A better way to treat juvenile offenders


Anyone who has heard me speak at public functions knows that when it comes to our children — the future of Broward County — I strongly favor education over incarceration. Likewise, one of my first directives as sheriff was to implement mandatory civil citations.

This year, the Broward Sheriff’s Office has referred more than 230 youths to the Civil Citation Program. That’s 230 children with the opportunity to stay in school and out of jail. That’s 230 second chances, that’s thousands of tax dollars saved, that’s hundreds of lives regained. Due to the proof-positive, life-changing impact of Civil Citations, I support and applaud the Broward School District’s PROMISE Program, which stands for Preventing Recidivism through Opportunities, Mentoring, Interventions, Support, and Education.

Students flourish when they are in school, especially when their schools are nurturing places where they can be safe and learn. Treating children like criminals just doesn’t make sense.
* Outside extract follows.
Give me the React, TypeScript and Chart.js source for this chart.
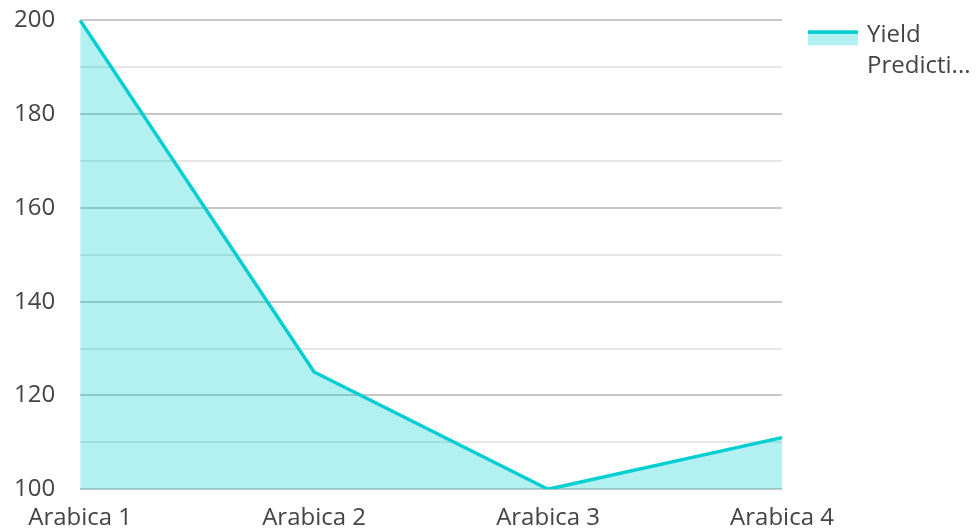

The poorly executed combination of overly harsh school policies and an increased role of law enforcement in schools contributed to creating the “school-to-prison pipeline.” Prior to PROMISE, punitive measures such as suspensions, expulsions, and school-based arrests were used to deal with student misbehavior.

Then, by enforcing zero tolerance policies, we were pushing a large number of children out of school and into our jail system. Zero tolerance policies don’t make our schools safer; they are disciplinary measures that are expensive to enforce. They push children off an academic track and on to a track to prison. Thus, students become the collateral damage of these policies. They lose sight of their future before they have the maturity to reflect on their career options.

The Civil Citation Program and PROMISE intervene to discipline, educate, mentor, and ultimately provide a solution with a positive outcome, one that does not include an arrest record. Unfortunately, many youths who have entered the criminal justice system found it can haunt them for a lifetime.

Whether you are applying for college, housing, or employment, there are countless applications that require a background check.

A criminal record can easily prevent a student from being admitted into a university, receiving a job offer, having a career in law enforcement, or even serving in the armed services.

After more than 30 years in law enforcement, I’ve witnessed countless youths re-offend, and I knew the zero tolerance policy wasn’t benefiting anyone.

Under this new agreement, BSO, together with Fort Lauderdale police, agreed that 11 non-violent misdemeanors will no longer result in arrests if the youth can be diverted through PROMISE or the Civil Citation Program. I am pleased to welcome this necessary change, which will eliminate lengthy suspensions, expulsions, and controversial arrests.

Programs that support education over incarceration will always have my support because they are effective. Since Broward’s school district adopted PROMISE in August, schools have already seen arrests drop by about 40 percent and suspensions are down by 66 percent.

Together we can reduce the schoolhouse to jailhouse pipeline. Students understand the need for accountability. When disciplinarians focus on preventing misbehavior through non-punitive, supportive, and effective interventions, we’ll decrease repeat offenses and end the school-to-prison pipeline. New strategies like civil citations and PROMISE put our young people back on the track of success.

As a community, we should measure our success by the number of kids we keep out of jails, not by the number we put in.

Scott Israel is the sheriff of Broward County.